He/she, PC, Tee-hee!

Many years ago, before it became fashionable, I rewrote the general conditions for an owner to make them gender-neutral. The task wasn't really all that difficult, usually requiring only minor changes in sentences and paragraphs.

Occasionally, though, it is difficult to express an idea without referring to a given entity more than once in a sentence. In those cases, it is possible to use the proper name twice, but using a pronoun sounds better. For example, "The Contractor shall protect his backside" reads a lot better than "The Contractor shall protect the Contractor's backside." The neuter pronoun "it" is o.k. when referring to the contractor, who can easily be seen as a corporate entity, but we tend to think of the architect and the engineer as people.

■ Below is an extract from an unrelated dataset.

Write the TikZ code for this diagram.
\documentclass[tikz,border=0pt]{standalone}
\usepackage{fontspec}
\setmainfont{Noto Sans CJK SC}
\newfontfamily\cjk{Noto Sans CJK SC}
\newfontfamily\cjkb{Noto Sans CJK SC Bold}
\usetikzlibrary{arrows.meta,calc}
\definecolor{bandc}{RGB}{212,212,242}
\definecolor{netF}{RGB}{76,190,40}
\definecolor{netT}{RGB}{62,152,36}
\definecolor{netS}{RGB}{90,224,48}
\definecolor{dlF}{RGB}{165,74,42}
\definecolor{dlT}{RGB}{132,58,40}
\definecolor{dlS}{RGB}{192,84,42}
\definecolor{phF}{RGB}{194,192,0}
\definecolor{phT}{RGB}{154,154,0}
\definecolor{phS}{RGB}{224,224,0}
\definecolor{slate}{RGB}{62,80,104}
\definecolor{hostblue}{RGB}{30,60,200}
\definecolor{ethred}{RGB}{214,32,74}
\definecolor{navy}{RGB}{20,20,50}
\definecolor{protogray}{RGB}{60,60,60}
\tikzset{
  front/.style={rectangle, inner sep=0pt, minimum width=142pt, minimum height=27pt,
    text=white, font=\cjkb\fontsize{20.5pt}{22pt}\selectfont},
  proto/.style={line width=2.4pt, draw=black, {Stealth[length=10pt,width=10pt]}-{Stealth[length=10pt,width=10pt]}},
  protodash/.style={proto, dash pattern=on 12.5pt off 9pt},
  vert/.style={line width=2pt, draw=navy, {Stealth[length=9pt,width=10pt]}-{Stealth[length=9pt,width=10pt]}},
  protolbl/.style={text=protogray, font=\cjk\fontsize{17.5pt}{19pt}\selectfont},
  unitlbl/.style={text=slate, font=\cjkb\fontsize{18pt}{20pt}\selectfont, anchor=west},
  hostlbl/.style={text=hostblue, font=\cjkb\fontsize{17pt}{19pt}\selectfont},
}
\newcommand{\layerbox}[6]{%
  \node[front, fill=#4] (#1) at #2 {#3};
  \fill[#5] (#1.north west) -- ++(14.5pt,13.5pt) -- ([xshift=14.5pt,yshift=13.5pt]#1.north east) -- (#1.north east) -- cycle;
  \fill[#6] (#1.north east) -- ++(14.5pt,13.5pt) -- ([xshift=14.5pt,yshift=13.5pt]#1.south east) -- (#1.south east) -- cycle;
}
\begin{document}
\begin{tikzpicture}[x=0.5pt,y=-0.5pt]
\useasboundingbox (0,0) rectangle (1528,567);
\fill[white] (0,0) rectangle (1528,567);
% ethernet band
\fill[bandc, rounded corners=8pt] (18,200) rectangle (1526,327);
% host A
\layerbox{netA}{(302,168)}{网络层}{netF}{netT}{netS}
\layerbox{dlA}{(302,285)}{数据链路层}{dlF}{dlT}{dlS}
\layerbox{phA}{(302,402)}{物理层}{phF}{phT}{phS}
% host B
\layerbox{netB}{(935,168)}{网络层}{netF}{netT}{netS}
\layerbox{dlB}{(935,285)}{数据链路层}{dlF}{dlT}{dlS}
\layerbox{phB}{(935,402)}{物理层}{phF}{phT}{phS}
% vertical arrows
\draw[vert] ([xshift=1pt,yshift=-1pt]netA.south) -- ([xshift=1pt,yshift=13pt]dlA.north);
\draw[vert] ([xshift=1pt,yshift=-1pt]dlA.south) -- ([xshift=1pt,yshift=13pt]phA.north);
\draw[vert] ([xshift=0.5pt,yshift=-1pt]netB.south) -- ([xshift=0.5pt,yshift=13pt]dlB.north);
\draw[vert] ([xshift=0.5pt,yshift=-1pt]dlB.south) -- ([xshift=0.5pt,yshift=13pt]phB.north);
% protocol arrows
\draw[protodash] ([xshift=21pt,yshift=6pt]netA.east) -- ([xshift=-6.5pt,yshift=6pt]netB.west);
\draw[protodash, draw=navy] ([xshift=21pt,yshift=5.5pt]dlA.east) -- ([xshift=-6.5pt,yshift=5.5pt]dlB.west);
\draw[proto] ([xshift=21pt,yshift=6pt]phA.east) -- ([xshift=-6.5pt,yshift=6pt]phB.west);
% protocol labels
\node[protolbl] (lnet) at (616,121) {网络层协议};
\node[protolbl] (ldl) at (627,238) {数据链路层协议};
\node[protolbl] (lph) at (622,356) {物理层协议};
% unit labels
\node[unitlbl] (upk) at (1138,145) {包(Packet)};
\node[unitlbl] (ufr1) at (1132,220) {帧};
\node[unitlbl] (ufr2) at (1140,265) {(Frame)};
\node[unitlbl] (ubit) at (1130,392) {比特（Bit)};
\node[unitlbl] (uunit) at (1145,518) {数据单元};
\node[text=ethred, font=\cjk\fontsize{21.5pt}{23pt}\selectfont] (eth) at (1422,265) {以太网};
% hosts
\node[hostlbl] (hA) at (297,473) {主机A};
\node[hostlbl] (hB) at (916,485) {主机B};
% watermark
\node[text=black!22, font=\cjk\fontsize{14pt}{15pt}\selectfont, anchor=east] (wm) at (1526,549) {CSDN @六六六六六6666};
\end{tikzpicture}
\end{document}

Unfortunately, we don't have a good gender-neutral pronoun. We sometimes see "he/she" in print, but don't use it in speech; the closest we can come is to say "he or she," "him or her," and so on. Still, it does make sense to use gender-neutral terms when speaking of companies, or of offices or positions that are held by individuals. We continue to have difficulty with it in everyday speech, but written documents can be made gender-neutral with little effort.

Robert Rules!

The Minneapolis-St. Paul Chapter recently revised its bylaws. If you're not familiar with the process, the chapter prepares a draft of its revised bylaws, then sends it to Institute for review. Institute makes necessary corrections and returns it to the chapter. Assuming the chapter has no objections to the changes, they are incorporated into the bylaws and it is presented to the chapter for approval.

As required, we published our new bylaws in the chapter newsletter. And then the fun began. We received a number of calls and e-mails asking a question I had already raised. "Why is it that wherever we used the term 'chair' it was changed to 'chairman'? In other words, why was our gender-neutral document changed to use gender-specific terms?"

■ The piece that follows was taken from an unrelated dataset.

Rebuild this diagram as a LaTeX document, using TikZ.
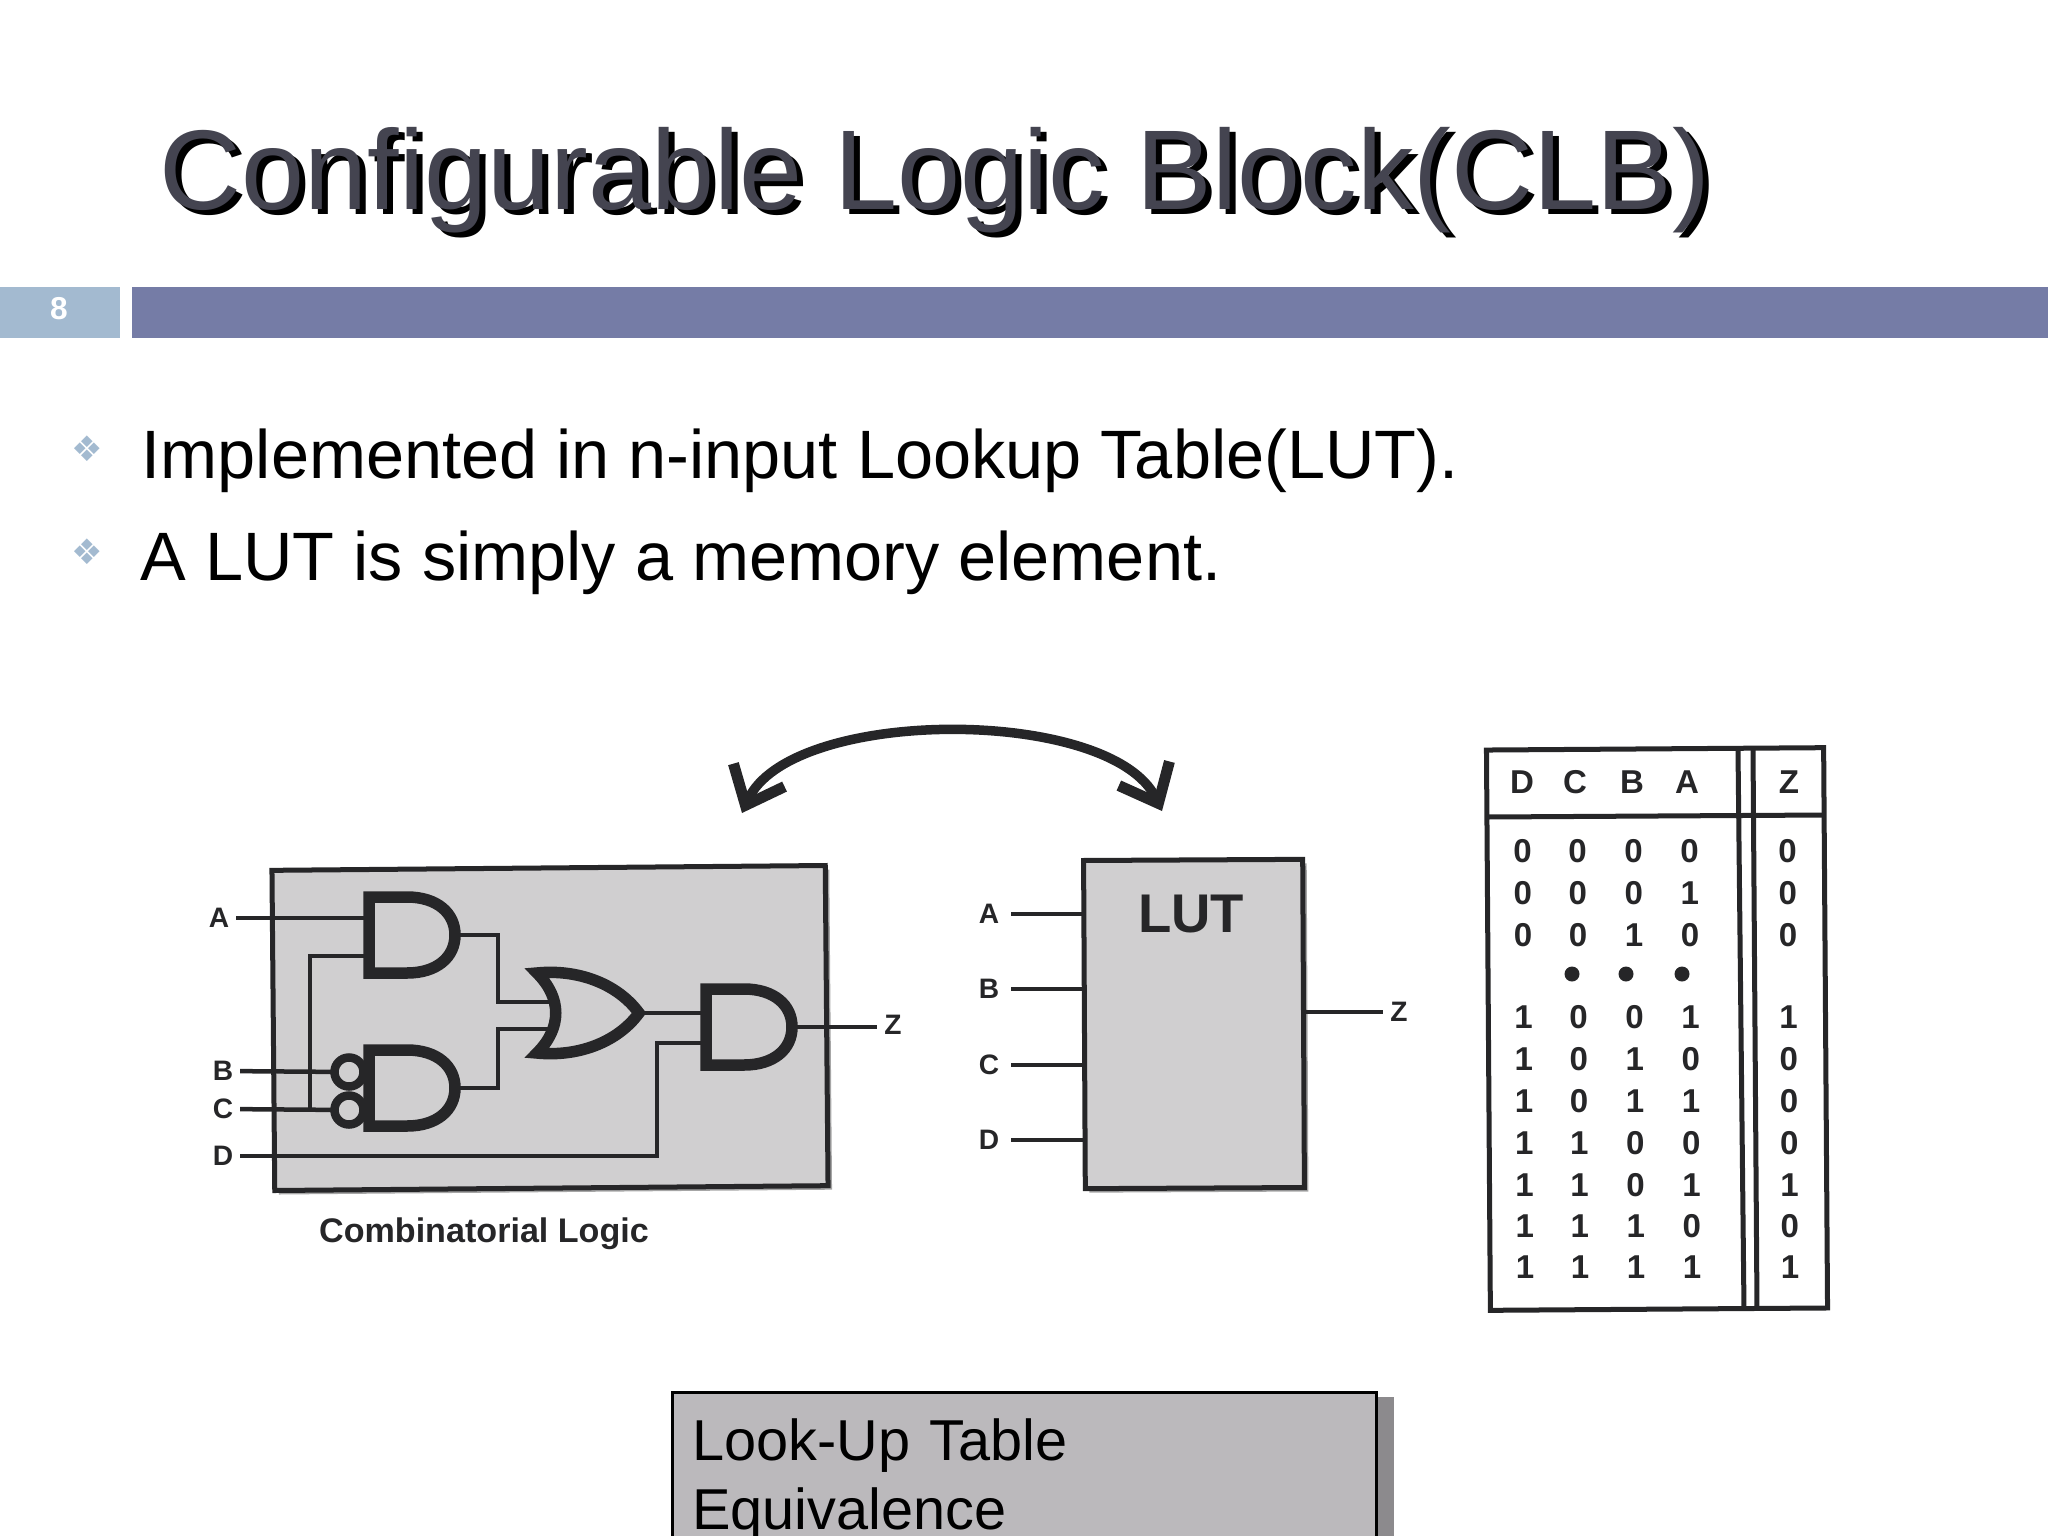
\documentclass[tikz,border=0pt]{standalone}
\usepackage{xcolor}
\usepackage{fontspec}
\setmainfont{Liberation Sans}
\setsansfont{Liberation Sans}
\newfontfamily\symfont{DejaVu Sans}
\usepackage{tikz}
\usetikzlibrary{arrows.meta,shadows}
\definecolor{BarBlue}{RGB}{117,124,166}
\definecolor{TabBlue}{RGB}{163,186,208}
\definecolor{TitleGray}{RGB}{68,68,80}
\definecolor{NoteGray}{RGB}{187,185,188}
\definecolor{NoteShade}{RGB}{140,138,141}
\definecolor{ScanGray}{RGB}{208,207,208}
\definecolor{InkGray}{RGB}{38,38,40}
\tikzset{
  titletxt/.style={anchor=base west, inner sep=0pt, font=\fontsize{32.25pt}{36pt}\selectfont},
  bodytxt/.style={anchor=base west, inner sep=0pt, font=\fontsize{19.47pt}{23pt}\selectfont},
  bullet/.style={inner sep=0pt, text=TabBlue, font=\symfont\fontsize{10pt}{12pt}\selectfont},
  bartab/.style={fill=TabBlue, inner sep=0pt, minimum height=0.51cm, anchor=north west},
  scanbox/.style={draw=InkGray, line width=0.05cm, fill=ScanGray, inner sep=0pt,
    drop shadow={shadow xshift=0.04cm, shadow yshift=-0.04cm, fill=gray!70, opacity=1}},
  pinlab/.style={inner sep=0pt, outer sep=0.07cm, text=InkGray, font=\fontsize{8pt}{10pt}\selectfont\bfseries},
  lutlab/.style={pinlab, outer sep=0.12cm},
  cell/.style={inner sep=0pt, text=InkGray, font=\fontsize{9.4pt}{11pt}\selectfont\bfseries},
  wire/.style={draw=InkGray, line width=0.045cm},
  gate/.style={draw=InkGray, line width=0.115cm, miter limit=4},
  gatebox/.style={inner sep=0pt, outer sep=0pt, minimum width=0.96cm, minimum height=0.86cm},
  orbox/.style={inner sep=0pt, outer sep=0pt, minimum width=1.16cm, minimum height=0.9cm},
  bubble/.style={circle, draw=InkGray, line width=0.085cm, inner sep=0pt, outer sep=0pt, minimum size=0.29cm},
  tabline/.style={draw=InkGray, line width=0.05cm},
  swaparr/.style={{Straight Barb[length=0.33cm,width=0.56cm,line width=0.11cm]}-{Straight Barb[length=0.33cm,width=0.56cm,line width=0.11cm]},
    draw=InkGray, line width=0.095cm},
}
\def\tabx#1#2{#1+0.006*(#2-750)}
\newcommand{\andgate}[3]{%
  \node[gatebox] (#1) at (#2,#3) {};
  \draw[gate, shift={(#2,#3)}] (-43,-38) -- (-5,-38) .. controls (25,-38) and (43,-22) .. (43,0)
    .. controls (43,22) and (25,38) .. (-5,38) -- (-43,38) -- cycle;}
\newcommand{\orgate}[3]{%
  \node[orbox] (#1) at (#2,#3) {};
  \draw[gate, shift={(#2,#3)}] (-50,-40) .. controls (-10,-44) and (30,-30) .. (52,0)
    .. controls (30,30) and (-10,44) .. (-50,40) .. controls (-25,15) and (-25,-15) .. (-50,-40) -- cycle;}
\begin{document}
\begin{tikzpicture}[x=0.01cm, y=-0.01cm]
  \useasboundingbox (0,0) rectangle (2048,1536);
  \node[titletxt, text=black] (titleshade) at (165,214) {Configurable Logic Block(CLB)};
  \node[titletxt, text=TitleGray] (title) at (159,209) {Configurable Logic Block(CLB)};
  \node[bartab, minimum width=1.21cm] (pagetab) at (-2,286) {};
  \node[inner sep=0pt, text=white, font=\fontsize{9pt}{11pt}\selectfont\bfseries] (pageno) at (59,309) {8};
  \node[bartab, minimum width=19.18cm, fill=BarBlue] (bar) at (131,286) {};

  \node[bullet] (bul1) at (87,449) {❖};
  \node[bullet] (bul2) at (87,552) {❖};
  \node[bodytxt] (line1) at (141,478) {Implemented in n-input Lookup Table(LUT).};
  \node[bodytxt] (line2) at (140,580) {A LUT is simply a memory element.};

  \node[scanbox, minimum width=5.53cm, minimum height=3.2cm, rotate=0.5] (comb) at (550,1028) {};
  \andgate{and1}{412}{935}
  \andgate{and2}{412}{1088}
  \orgate{or1}{587}{1013}
  \andgate{and3}{749}{1027}
  \node[bubble] (bubB) at (349,1072) {};
  \node[bubble] (bubC) at (349,1110) {};
  \node[pinlab] (inA) at (219,918) {A};
  \node[pinlab] (inB) at (223,1071) {B};
  \node[pinlab] (inC) at (223,1109) {C};
  \node[pinlab] (inD) at (223,1156) {D};
  \node[pinlab] (outZ) at (893,1025) {Z};
  \node[pinlab, font=\fontsize{9.7pt}{11pt}\selectfont\bfseries] (combcap) at (484,1234) {Combinatorial Logic};
  \coordinate (tapA) at (364,956);
  \coordinate (tapC) at (310,1110);
  \coordinate (turnD) at (657,1156);
  \coordinate (inD3) at (702,1043);
  \coordinate (inO1) at (552,1002);
  \coordinate (inO2) at (552,1029);
  \draw[wire] (inA) -- (inA -| and1.west);
  \draw[wire] (inB) -- (bubB);
  \draw[wire] (inC) -- (bubC);
  \draw[wire] (tapA) -| (tapC);
  \draw[wire] (inD) -- (turnD) |- (inD3);
  \draw[wire] (and1.east) -| (498,1002) -- (inO1);
  \draw[wire] (and2.east) -| (498,1029) -- (inO2);
  \draw[wire] (or1.east) -- (or1.east -| and3.west);
  \draw[wire] (and3.east) -- (and3.east -| outZ.west);

  \node[scanbox, minimum width=2.19cm, minimum height=3.28cm, rotate=0.3] (lut) at (1194,1024) {};
  \node[pinlab, font=\fontsize{15.5pt}{18pt}\selectfont\bfseries] (luttxt) at (1191,914) {LUT};
  \foreach \n/\y in {A/914,B/989,C/1065,D/1140} {
    \node[lutlab] (lut\n) at (989,\y) {\n};
    \coordinate (pin\n) at (1084,\y);
    \draw[wire] (lut\n) -- (pin\n);
  }
  \node[pinlab] (lutZ) at (1399,1012) {Z};
  \coordinate (pinZ) at (1306,1012);
  \draw[wire] (pinZ) -- (lutZ);

  \coordinate (arrL) at (742,813);
  \coordinate (arrR) at (1162,811);
  \draw[swaparr] (arrL) .. controls (790,706) and (1112,706) .. (arrR);

  \node[draw=InkGray, line width=0.05cm, minimum width=3.37cm, minimum height=5.6cm, inner sep=0pt, rotate=0.4] (tbl) at (1657,1029) {};
  \draw[tabline] (1487,817) -- (1825,815);
  \draw[tabline] (1738,750) -- (1744,1310);
  \draw[tabline] (1753,749) -- (1757,1310);
  \foreach \n/\x in {D/1522,C/1575,B/1632,A/1687,Z/1789}
    \node[cell] (head\n) at (\x,782) {\n};
  \foreach \r/\y/\d/\c/\b/\a/\z in {0/851/0/0/0/0/0,1/893/0/0/0/1/0,2/935/0/0/1/0/0,
      4/1017/1/0/0/1/1,5/1059/1/0/1/0/0,6/1101/1/0/1/1/0,7/1143/1/1/0/0/0,
      8/1185/1/1/0/1/1,9/1226/1/1/1/0/0,10/1267/1/1/1/1/1} {
    \node[cell] (d\r) at ({\tabx{1522}{\y}},\y) {\d};
    \node[cell] (c\r) at ({\tabx{1577}{\y}},\y) {\c};
    \node[cell] (b\r) at ({\tabx{1633}{\y}},\y) {\b};
    \node[cell] (a\r) at ({\tabx{1689}{\y}},\y) {\a};
    \node[cell] (z\r) at ({\tabx{1787}{\y}},\y) {\z};
  }
  \foreach \k/\x in {1/1572,2/1626,3/1682}
    \node[circle, fill=InkGray, inner sep=0pt, minimum size=0.15cm] (dot\k) at (\x,974) {};

  \fill[NoteShade] (1377,1397) rectangle (1394,1536);
  \node[draw=black, line width=0.025cm, fill=NoteGray, anchor=north west,
    text width=6.64cm, inner xsep=0.2cm, inner ysep=0.26cm, align=left,
    font=\fontsize{16.4pt}{19.63pt}\selectfont] (note) at (671,1391) {Look-Up Table\\Equivalence};
\end{tikzpicture}
\end{document}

The answer? Because Robert's Rules of Order uses the term "chairman". Excuse me? We stopped using fireman, mailman, policeman, etc., so why does Robert continue to live in the last century? It's especially strange in this case, as it was already accepted practice to refer to the office of the person who leads a meeting, e.g., "I wish to address the chair" or "the chair recognizes so-and-so."

This reminded me of a story I heard several years ago about a municipal waste control agency. An agency head decided that the word "manhole" was offensive, and directed that the term "maintenance hole" be used instead.

The result was an addition to the project manual: a paragraph stating that those things that looked like manholes were really maintenance holes. It went on to say that wherever "manhole" was used in a quotation or the title of a reference standard, it really meant maintenance hole.